On reply brief, the Union argues that past practice clearly exists in this case; that for years vacant positions were posted with the name of the incumbent vacating the position noted on the new vacancy notice for that position; that the fact that the name of the previous employe was always on the job posting has far more significance than a mere courtesy by the Employer to its employes; that the listing of the name of the prior employe on the posting gave all interested employes a clear identification as to what job was open upon which to bid; that it was clearly the identifying factor to each vacancy; that with the change in the past practice of clearly noting the vacant position by the name of the incumbent, the District has undermined employe's seniority rights; that the fundamental right of employes knowing what vacant position was open is gone; that the long standing past practice of having employes making informed decisions as to what job is available is now erased and replaced with total uncertainty; that employes need accurate information to make reasoned and informed decisions; that informed employes thus can exercise their seniority to secure the positions in which they have an interest; that by obscuring the actual job which is open or at least appears to be open weakens employes ability to use their seniority rights; that it does not take much imagination to envision the specter of favoritism and other behavior of a capricious nature arising as senior employes are denied positions in favor of other employes for whatever subjective reasons; that while this particular case involves no economic loss to the Grievant, the Union strongly defends the right of employes to make changes for other than economic reasons; that employes secure in their seniority and exercising their seniority to bid on known positions which they have an interest certainly ensures a greater degree of employe satisfaction; that, consequently, this positive situation produces better job performance; and that with happy employes, the needs of the children are certainly met.

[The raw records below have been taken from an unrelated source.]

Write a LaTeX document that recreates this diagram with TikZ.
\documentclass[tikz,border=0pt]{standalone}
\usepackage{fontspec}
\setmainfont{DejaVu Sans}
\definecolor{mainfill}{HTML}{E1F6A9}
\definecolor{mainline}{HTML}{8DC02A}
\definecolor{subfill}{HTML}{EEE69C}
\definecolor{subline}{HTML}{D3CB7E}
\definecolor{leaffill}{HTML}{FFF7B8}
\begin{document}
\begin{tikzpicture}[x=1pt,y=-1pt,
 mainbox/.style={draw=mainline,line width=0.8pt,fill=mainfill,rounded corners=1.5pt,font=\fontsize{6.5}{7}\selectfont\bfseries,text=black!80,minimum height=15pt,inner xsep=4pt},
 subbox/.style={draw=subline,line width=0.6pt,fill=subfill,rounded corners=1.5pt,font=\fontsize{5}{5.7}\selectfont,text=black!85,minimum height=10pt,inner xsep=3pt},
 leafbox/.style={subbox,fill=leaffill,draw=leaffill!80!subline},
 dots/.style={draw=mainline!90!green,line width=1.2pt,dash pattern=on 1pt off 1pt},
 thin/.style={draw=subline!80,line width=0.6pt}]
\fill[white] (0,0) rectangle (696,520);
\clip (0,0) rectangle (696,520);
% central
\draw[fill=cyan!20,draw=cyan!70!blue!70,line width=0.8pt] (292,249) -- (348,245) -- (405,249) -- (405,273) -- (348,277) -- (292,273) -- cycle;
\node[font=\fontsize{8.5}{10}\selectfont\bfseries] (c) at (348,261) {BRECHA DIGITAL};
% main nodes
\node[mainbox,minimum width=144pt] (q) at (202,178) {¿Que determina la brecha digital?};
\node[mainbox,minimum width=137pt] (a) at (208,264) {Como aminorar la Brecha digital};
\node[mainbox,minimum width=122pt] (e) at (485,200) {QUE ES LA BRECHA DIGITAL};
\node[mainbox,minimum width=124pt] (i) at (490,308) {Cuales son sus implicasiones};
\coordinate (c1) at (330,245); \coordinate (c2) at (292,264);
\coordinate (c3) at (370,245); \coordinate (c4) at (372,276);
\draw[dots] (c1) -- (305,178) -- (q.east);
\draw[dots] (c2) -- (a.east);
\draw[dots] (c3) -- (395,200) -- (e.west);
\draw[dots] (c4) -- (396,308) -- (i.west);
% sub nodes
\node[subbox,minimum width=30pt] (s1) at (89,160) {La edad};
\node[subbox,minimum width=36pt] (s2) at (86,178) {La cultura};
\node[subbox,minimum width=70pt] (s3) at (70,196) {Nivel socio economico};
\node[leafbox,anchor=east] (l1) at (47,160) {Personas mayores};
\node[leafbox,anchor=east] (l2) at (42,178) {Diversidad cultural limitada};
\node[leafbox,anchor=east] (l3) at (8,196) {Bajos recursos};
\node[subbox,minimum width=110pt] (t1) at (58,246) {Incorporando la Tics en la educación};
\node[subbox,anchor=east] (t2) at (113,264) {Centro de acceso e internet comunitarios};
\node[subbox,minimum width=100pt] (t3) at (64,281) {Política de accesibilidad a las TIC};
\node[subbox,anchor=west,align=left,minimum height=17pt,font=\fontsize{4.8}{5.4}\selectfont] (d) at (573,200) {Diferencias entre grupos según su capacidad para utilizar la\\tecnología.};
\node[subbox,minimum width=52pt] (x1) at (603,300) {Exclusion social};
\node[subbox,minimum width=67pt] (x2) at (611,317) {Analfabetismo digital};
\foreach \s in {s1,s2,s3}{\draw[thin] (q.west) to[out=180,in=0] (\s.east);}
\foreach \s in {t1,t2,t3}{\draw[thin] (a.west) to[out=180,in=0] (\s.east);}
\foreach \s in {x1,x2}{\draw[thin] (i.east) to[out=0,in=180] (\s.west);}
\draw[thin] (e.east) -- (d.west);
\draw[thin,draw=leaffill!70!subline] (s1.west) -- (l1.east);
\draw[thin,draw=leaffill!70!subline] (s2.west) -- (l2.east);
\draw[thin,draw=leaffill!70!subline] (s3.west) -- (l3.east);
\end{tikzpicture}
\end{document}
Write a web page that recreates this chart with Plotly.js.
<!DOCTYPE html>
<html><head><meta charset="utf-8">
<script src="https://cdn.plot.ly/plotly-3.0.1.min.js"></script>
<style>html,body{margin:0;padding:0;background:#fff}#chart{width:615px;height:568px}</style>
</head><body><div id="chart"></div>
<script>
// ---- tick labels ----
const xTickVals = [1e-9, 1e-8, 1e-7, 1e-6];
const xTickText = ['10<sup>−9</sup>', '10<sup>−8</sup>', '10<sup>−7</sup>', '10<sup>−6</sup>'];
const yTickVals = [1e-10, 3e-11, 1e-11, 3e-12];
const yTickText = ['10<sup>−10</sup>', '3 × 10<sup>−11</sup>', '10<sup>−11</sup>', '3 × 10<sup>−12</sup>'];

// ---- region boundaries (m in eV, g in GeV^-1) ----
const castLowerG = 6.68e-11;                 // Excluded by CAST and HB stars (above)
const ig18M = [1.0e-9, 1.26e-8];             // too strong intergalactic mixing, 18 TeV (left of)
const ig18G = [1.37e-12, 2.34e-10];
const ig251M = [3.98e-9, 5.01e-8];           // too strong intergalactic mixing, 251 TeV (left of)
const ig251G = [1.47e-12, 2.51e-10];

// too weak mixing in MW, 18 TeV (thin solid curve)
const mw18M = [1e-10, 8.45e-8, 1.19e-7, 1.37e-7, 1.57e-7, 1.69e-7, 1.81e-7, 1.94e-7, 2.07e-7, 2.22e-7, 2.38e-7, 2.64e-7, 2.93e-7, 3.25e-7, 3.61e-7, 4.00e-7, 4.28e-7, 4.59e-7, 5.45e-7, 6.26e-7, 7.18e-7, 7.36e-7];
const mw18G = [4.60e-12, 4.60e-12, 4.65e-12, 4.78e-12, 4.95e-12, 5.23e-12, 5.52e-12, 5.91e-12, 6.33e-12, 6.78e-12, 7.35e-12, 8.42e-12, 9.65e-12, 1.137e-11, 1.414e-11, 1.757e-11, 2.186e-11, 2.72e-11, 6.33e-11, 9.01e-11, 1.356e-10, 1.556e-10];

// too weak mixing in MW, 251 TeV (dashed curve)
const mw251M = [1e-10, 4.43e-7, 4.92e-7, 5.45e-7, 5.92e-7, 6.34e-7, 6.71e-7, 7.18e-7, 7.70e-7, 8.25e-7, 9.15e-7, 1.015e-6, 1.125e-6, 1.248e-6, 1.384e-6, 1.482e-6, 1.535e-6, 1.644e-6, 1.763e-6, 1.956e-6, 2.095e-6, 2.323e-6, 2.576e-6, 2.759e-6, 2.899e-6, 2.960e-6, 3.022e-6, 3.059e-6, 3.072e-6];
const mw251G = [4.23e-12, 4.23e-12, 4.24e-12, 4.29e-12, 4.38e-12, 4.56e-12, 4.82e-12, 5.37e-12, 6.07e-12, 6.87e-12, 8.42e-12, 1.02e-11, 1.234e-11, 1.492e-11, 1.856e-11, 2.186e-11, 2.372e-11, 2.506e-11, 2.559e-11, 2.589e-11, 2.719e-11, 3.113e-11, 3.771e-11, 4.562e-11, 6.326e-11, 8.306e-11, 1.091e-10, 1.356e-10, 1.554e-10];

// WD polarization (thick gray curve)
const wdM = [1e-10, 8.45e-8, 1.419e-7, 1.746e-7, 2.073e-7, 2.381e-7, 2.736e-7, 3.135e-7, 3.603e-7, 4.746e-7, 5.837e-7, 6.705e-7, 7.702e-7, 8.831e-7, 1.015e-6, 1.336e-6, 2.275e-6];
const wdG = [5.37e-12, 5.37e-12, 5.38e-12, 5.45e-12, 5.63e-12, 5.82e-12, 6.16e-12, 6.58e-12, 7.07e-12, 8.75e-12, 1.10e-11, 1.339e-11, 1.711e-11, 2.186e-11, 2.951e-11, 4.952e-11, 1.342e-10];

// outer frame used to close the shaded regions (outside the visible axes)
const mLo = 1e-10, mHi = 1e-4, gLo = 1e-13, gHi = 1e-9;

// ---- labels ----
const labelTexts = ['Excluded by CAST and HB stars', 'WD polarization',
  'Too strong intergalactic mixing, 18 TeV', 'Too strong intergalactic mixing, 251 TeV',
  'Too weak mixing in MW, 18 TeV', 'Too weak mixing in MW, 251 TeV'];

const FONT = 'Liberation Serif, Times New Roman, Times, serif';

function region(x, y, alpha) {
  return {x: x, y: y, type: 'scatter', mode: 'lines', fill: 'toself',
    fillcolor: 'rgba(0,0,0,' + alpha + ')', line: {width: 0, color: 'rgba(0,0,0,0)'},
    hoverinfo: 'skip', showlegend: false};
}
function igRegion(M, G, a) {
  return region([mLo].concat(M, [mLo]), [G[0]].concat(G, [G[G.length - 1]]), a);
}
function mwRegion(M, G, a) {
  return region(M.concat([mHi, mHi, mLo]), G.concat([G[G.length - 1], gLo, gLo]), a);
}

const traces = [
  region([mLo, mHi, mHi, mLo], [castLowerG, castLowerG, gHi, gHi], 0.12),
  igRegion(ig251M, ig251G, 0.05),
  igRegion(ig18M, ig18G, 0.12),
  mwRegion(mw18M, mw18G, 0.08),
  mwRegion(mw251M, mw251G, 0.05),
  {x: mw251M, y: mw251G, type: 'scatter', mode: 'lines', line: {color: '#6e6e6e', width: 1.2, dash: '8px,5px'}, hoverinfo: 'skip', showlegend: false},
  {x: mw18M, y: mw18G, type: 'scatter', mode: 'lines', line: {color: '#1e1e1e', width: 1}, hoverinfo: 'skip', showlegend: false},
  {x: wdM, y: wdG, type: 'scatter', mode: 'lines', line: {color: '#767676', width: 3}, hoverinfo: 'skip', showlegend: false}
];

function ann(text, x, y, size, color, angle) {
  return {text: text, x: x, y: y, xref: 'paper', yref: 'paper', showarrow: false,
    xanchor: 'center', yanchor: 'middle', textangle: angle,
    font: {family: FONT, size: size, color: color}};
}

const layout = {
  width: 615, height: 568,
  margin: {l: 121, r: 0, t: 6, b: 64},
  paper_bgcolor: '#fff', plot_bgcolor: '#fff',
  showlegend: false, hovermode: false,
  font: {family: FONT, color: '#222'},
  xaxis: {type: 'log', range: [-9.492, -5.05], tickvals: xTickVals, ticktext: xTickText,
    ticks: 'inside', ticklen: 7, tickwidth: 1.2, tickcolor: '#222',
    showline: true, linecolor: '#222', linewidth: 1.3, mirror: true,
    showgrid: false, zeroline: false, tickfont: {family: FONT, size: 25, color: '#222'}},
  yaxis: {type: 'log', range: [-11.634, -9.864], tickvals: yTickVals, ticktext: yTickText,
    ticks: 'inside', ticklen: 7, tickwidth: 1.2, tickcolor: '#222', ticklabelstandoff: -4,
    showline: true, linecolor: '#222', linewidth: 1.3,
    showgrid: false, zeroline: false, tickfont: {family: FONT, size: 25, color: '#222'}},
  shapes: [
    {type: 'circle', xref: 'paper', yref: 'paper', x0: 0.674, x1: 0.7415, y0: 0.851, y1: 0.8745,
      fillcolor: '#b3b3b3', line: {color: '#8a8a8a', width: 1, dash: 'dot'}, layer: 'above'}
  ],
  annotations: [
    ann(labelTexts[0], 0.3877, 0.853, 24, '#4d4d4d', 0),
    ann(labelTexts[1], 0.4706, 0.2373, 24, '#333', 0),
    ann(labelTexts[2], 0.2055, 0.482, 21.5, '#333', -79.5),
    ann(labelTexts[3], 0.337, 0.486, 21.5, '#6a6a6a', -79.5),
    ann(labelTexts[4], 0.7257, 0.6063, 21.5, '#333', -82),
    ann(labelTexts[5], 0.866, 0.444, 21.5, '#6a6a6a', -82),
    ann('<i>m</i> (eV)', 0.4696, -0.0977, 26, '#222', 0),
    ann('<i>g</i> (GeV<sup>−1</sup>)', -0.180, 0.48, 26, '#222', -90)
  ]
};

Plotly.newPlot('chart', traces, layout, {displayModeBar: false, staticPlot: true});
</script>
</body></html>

The question before me in this case is whether the Grievant had a contractual right to the position as posted in Staff Bulletin #29.
The District argues that management rights grants it the power to determine which teacher aide is best suited for which position. The District also argues that there are important policy reasons why the management of the District should determine which teacher aide works in each position.
But the truth of the matter is that management rights can be negotiated away, and said rights are limited by the collective bargaining agreement. And while policy reasons may suggest a certain result in any matter, again, the contract determines the relationship between the parties and the rights of the Grievant in this matter.
And Article 7 of the collective bargaining agreement is clear on its face: "In the event a job vacancy or new position occurs. . .(t)hose (employes) oldest in point of service shall be given preference in making promotions and filling job vacancies provided the qualifications and physical fitness of the applicants on said list are relatively equal."
The District does not dispute that the Grievant was qualified and physically fit for the job, nor does the District dispute that the Grievant was more senior than the employe the District transferred into the job. The District's argument is that management rights and public policy allow it to select the employe to fill a specific position.
I disagree. Under the District's view of the case, this language would be null and void, even though it appears on the Staff Bulletin that the District itself issued in regard to this position.
Therefore, for the reasons stated above, the Arbitrator issues the following:
1. That the Employer did violate the collective bargaining agreement by awarding the position previously held by Edwina Kuechler to an employe less senior than the Grievant.
2. That the Employer is directed to award the position to the Grievant who is the most senior and qualified employe for the position.
Dated at Madison, Wisconsin, this 8th day of September, 1995.